Autrement dit, le juge devra vérifier si l'obligation d'enregistrement prévue par le droit espagnol garantit une protection efficace de la sécurité et de la santé des travailleurs, comme le prévoit notamment la directive européenne sur le temps de travail.

4. Qu'est-ce que cela signifie pour les employeurs belges ?

Impact de l'arrêt de la Cour de Justice

 

La réponse donnée par la Cour de Justice à une telle question préjudicielle n'a en principe aucune force contraignante directe pour les autres États membres. Toutefois, elle oriente d'une certaine manière l'interprétation de la réglementation européenne.

 

Les États membres disposent d'une grande autonomie lorsqu'il s'agit de transposer les directives européennes en droit national. Néanmoins, ils doivent garantir le respect de chaque prescription minimale de la directive.

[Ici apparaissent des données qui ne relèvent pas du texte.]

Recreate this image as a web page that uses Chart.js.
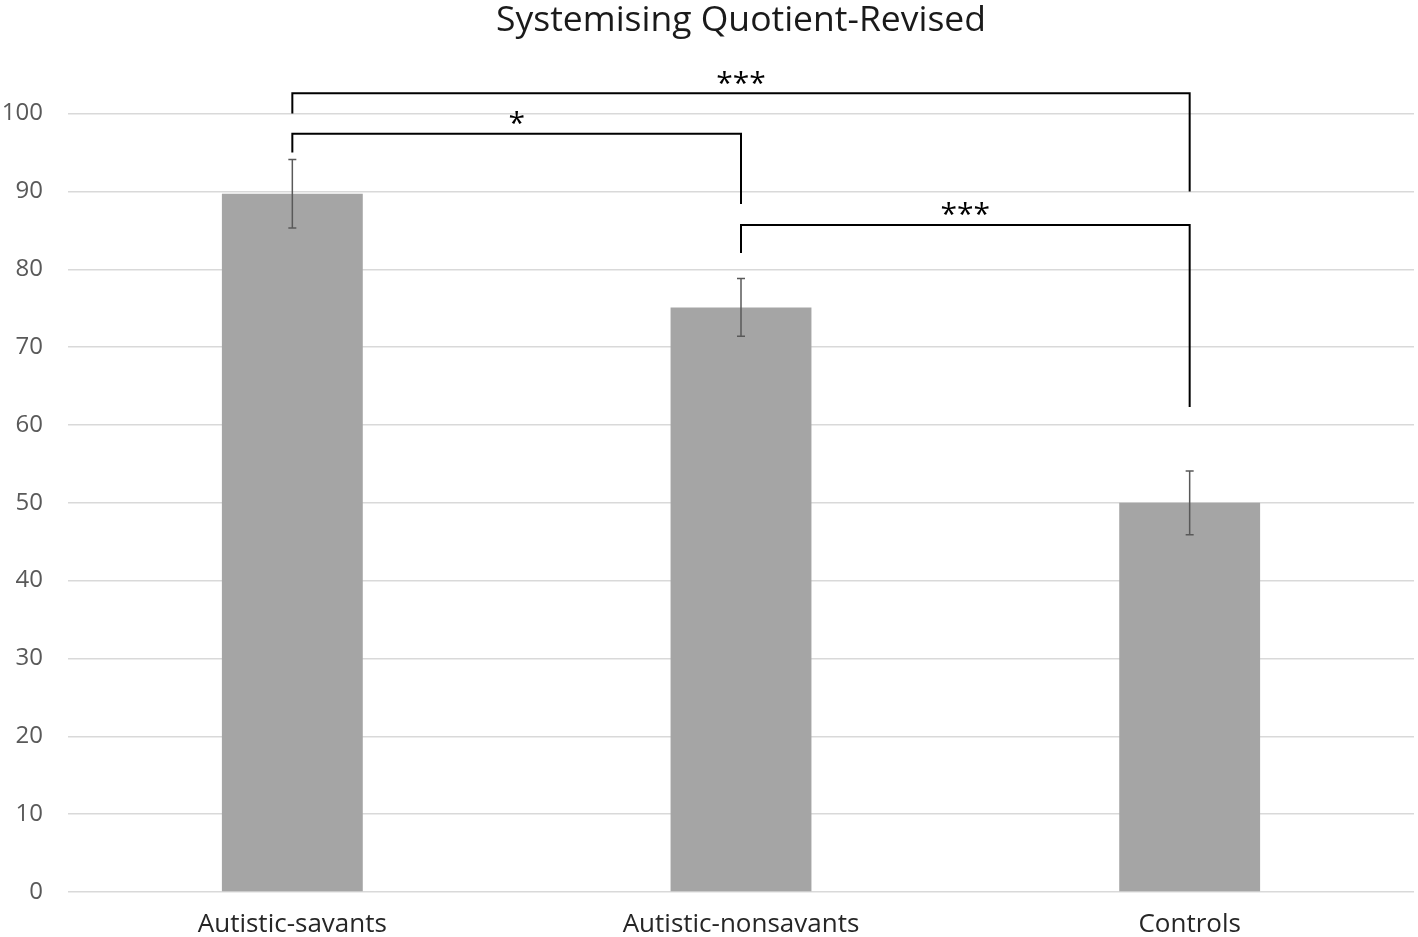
<!DOCTYPE html>
<html>
<head>
<meta charset="utf-8">
<script src="https://cdn.jsdelivr.net/npm/chart.js@4.4.1/dist/chart.umd.min.js"></script>
<style>
  html, body { margin: 0; padding: 0; background: #fff; }
  #wrap { width: 1418px; height: 937px; position: relative; }
</style>
</head>
<body>
<div id="wrap"><canvas id="sqrChart"></canvas></div>
<script>
const groups = ['Autistic-savants', 'Autistic-nonsavants', 'Controls'];
const meanScores = [89.7, 75.1, 50.0];
const errorSizes = [4.4, 3.7, 4.1];
const yTicks = [0, 10, 20, 30, 40, 50, 60, 70, 80, 90, 100];

// significance brackets: from group, to group, bar height, leg ends, stars
const bracketFrom = [0, 0, 1];
const bracketTo = [2, 1, 2];
const bracketTop = [102.6, 97.4, 85.7];
const bracketLeftEnd = [100, 95, 82.1];
const bracketRightEnd = [90, 88.4, 62.3];
const bracketLabels = ['***', '*', '***'];

const FONT = '"Open Sans", "Noto Sans", sans-serif';

// error bars drawn over the bars
const errorBars = {
  id: 'errorBars',
  afterDatasetsDraw(chart) {
    const ctx = chart.ctx;
    const y = chart.scales.y;
    const meta = chart.getDatasetMeta(0);
    ctx.save();
    ctx.strokeStyle = '#595959';
    ctx.lineWidth = 1.5;
    meta.data.forEach((bar, i) => {
      const top = y.getPixelForValue(meanScores[i] + errorSizes[i]);
      const bot = y.getPixelForValue(meanScores[i] - errorSizes[i]);
      ctx.beginPath();
      ctx.moveTo(bar.x, top); ctx.lineTo(bar.x, bot);
      ctx.moveTo(bar.x - 4, top); ctx.lineTo(bar.x + 4, top);
      ctx.moveTo(bar.x - 4, bot); ctx.lineTo(bar.x + 4, bot);
      ctx.stroke();
    });
    ctx.restore();
  }
};

const brackets = {
  id: 'brackets',
  afterDraw(chart) {
    const ctx = chart.ctx;
    const x = chart.scales.x;
    const y = chart.scales.y;
    ctx.save();
    ctx.strokeStyle = '#000';
    ctx.lineWidth = 2;
    ctx.fillStyle = '#000';
    ctx.font = '30px ' + FONT;
    ctx.textAlign = 'center';
    ctx.textBaseline = 'bottom';
    bracketLabels.forEach((lab, i) => {
      const x1 = x.getPixelForValue(bracketFrom[i]);
      const x2 = x.getPixelForValue(bracketTo[i]);
      const yt = y.getPixelForValue(bracketTop[i]);
      ctx.beginPath();
      ctx.moveTo(x1, y.getPixelForValue(bracketLeftEnd[i]));
      ctx.lineTo(x1, yt);
      ctx.lineTo(x2, yt);
      ctx.lineTo(x2, y.getPixelForValue(bracketRightEnd[i]));
      ctx.stroke();
      ctx.fillText(lab, (x1 + x2) / 2, yt + 6);
    });
    ctx.restore();
  }
};

new Chart(document.getElementById('sqrChart'), {
  type: 'bar',
  data: {
    labels: groups,
    datasets: [{
      label: 'SQ-R',
      data: meanScores,
      backgroundColor: '#a5a5a5',
      barPercentage: 0.314,
      categoryPercentage: 1
    }]
  },
  plugins: [errorBars, brackets],
  options: {
    responsive: true,
    maintainAspectRatio: false,
    animation: false,
    layout: { padding: { top: 0, right: 4, bottom: 0, left: 0 } },
    plugins: {
      legend: { display: false },
      tooltip: { enabled: false },
      title: {
        display: true,
        fullSize: false,
        text: 'Systemising Quotient-Revised',
        color: '#1a1a1a',
        font: { family: FONT, size: 35.5, weight: 'normal' },
        padding: { top: 0, bottom: 71 }
      }
    },
    scales: {
      x: {
        afterFit: (scale) => { scale.height = 45; },
        grid: { display: false, drawTicks: false },
        border: { display: false },
        ticks: {
          color: '#262626',
          padding: 17,
          maxRotation: 0,
          font: { family: FONT, size: 26 }
        }
      },
      y: {
        min: 0,
        max: 100,
        afterBuildTicks: (scale) => { scale.ticks = yTicks.map(v => ({ value: v })); },
        afterFit: (scale) => { scale.width = 68; },
        grid: { color: '#d9d9d9', lineWidth: 1.5, drawTicks: false },
        border: { display: false },
        ticks: {
          color: '#595959',
          padding: 25,
          font: { family: FONT, size: 24 }
        }
      }
    }
  }
});
</script>
</body>
</html>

Dans le cas de la directive sur le temps de travail, il appartient à l'État membre de déterminer comment le respect des règles relatives à la limitation du temps de travail pourra être aisément contrôlé dans la pratique.

 

Pas besoin d'obligation générale d'enregistrement du temps de travail

 

La réglementation belge sur la durée du travail tient déjà compte des prescriptions minimales du droit européen en matière de temps de travail.

La durée journalière et hebdomadaire du travail est notamment limitée, et les temps de repos nécessaires sont imposés.

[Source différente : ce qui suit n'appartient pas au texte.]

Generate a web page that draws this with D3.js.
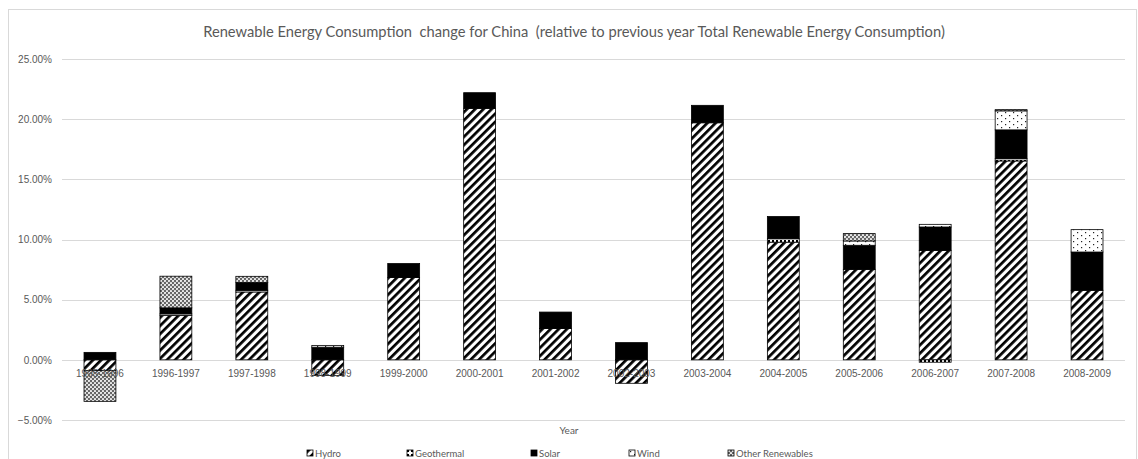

Les exceptions tolérées sont prévues par la loi et appliquées de manière restrictive.

 

En Belgique, le droit fondamental du travailleur tel que visé par la Cour est de toute manière déjà garanti par le fait que les parties doivent en principe stipuler les temps de travail et de repos convenus dans le contrat de travail et/ou dans le règlement de travail.

Par ailleurs, la loi sur le travail de 1971 et la loi sur les règlements de travail de 1965 obligent l'employeur à mesurer et à contrôler la durée du travail. Non seulement pour déterminer le salaire dû, mais aussi pour respecter les limitations légales et sectorielles en matière de durée du travail.

 

Le respect de ces limitations de la durée du travail relève de la responsabilité de l'employeur.

Les principes suivants constituent le fil conducteur de notre réglementation de la durée du travail :

  • le travailleur est tenu de fournir ses prestations selon les horaires prévus par l'employeur ;
  • ces horaires fixent les heures de début et de fin ainsi que les pauses, de même que les jours d'inactivité ;
  • interdiction de fournir des prestations en dehors de l'horaire publié, à moins que la loi ne l'autorise ;
  • formalités supplémentaires dans le cadre de l'application de systèmes de flexibilité ;
  • obligation de délivrer un état des prestations ;
  • registres des dérogations pour les travailleurs à temps partiel, sauf en présence d'un système d'enregistrement du temps de travail ; 
  • sanctions pénales pour l'employeur en cas de constatation d'infractions.

 

Pour les systèmes de flexibilité dans le cadre desquels le travailleur est libre de s'organiser (p. ex. horaires flottants), le suivi du temps est déjà obligatoire.

 

Les éléments qui précèdent prouvent que le législateur a pris les mesures nécessaires pour protéger le travailleur contre les excès en matière de temps de travail.

 

Bref, la pointeuse n'est pas obligatoire

 

Selon notre première analyse, le législateur belge a pris des mesures suffisantes pour protéger le travailleur contre les excès en matière de temps de travail.

 

C'est à l'employeur belge qu'il appartient de se conformer de manière adéquate à ces obligations légales. Ces obligations doivent également permettre de garantir le respect des prescriptions minimales. Une pointeuse est certes l'instrument de contrôle tout indiqué, mais d'autres alternatives permettent également une bonne gestion du temps de travail.

 

Il n'est donc pas (encore) question d'une obligation générale de recourir à la pointeuse.